諸説はありますが、亡くなった年として一番可能性が高いのは天文21年(1552年)なのでしょう。

一方で、『定光寺年代記』には、(天文21年)「三月九日に織田備後殿死去」とあり、

3月3日とする『信長公記』と日付に違いが見られます。しかし、他の説でも年は違えども日にちは3月3日で一致しているため、おそらく3月3日が正しいでしょう。

…ということで、天文21年(1552年)3月3日に織田信秀が亡くなったということで話を進めますが、

その後行われた、織田信秀の葬儀の導師を勤めた大雲禅師(『亀山志 下巻』に、織田信秀の伯父とあり、二人は会わない日が無いほど親密であったという。1482年~1562年)の「下火(あこ)語」(遺体に転嫁する儀式の際に話した言葉)が残っており、

それには、

…亡くなった桃巌(織田信秀)殿は、手柄を立てることが他よりもとびぬけて優れ、心は思いやりがあって情け深く、神の功徳を敬い得難い供物をささげ、先祖を慕い金銭を寄付し、優れた人物を招く際に最も良い礼物を差し出し、礼儀正しく丁寧に高僧を訪ねた、ただ孫武と呉起の兵法を身につけるだけでなく、張良や陳平のように相手の謀略を見破った、そのため戦えば必ず勝ち、進めばすばやく敵を追った、これによって尾張国は豊かになり、他国はその権威を恐れた、…

「…其れ惟れば、新物故桃巌道見大禅定門、功名傑出、志気仁慈、神德を仰げば則ち金玉幣帛を奉献し、祖風を慕えば則ち浄財貨貲を捨至し、璧を加えて諸彦を引き恭しく明師を礼訪す、啻だ孫呉兵術のみに慣らわず、況や之れ良平が謀諮を挫く、是の故に戦必ず勝つ、進んでは速やかに追う、此れに依て闔国其の豪奢に誇る、他邦其の権威を憚る」

と、その人となりについて紹介され、

頼山陽『日本外史』には、おそらくこれを要約した部分があり、

「信秀、武を嗜み士を喜ぶ。士多くこれに帰す」と記されている)

その後に、

…しかしある日突然流行病にかかり、急激に雄々しい立派な姿を失った。…

「俄然として一朝災疫に罹る、忽爾として壮年の雄姿を損す、…」

とあり、ある日突然に体調が悪化したことがわかります。

1563~1597年に日本に滞在したルイス・フロイス『日本史』で、

…織田信長の父が尾張で瀕死になった際、祈祷させるために集めた僧たちに病気から回復するか尋ねたところ、僧たちは回復することを保証した。しかし父は数日後に亡くなった。そこで信長は僧たちをある寺院に閉じ込め、貴様らはウソを言った、自分の命が助かるよう祈るがよい、と言い、(逃げようとした?)僧を何人か射殺した…と述べています。

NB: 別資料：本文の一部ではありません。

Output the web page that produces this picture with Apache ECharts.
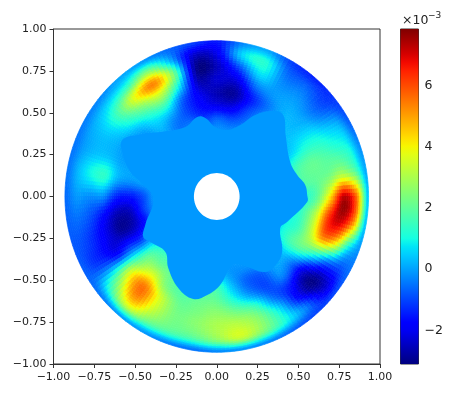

また、『日本史』には、「織田信長は、尾張の国の3分の2の主君であった殿の第二子であった」と書かれていますが(第二子ではなく第三子の可能性が高い)、

弾正忠家を隆盛に導き、尾張のほぼ全域を勢力下におさめ、美濃大垣城三河安城城をも攻め取った織田信秀も、

後半は失敗が続き、大垣城・安城城を失い、今川に尾張国内にまで攻めこまれ、清須織田家や犬山織田家など他の織田家が敵対し、

その勢力範囲は海東郡・中島郡・愛知郡の西部・春日井郡の中部にまで後退していました。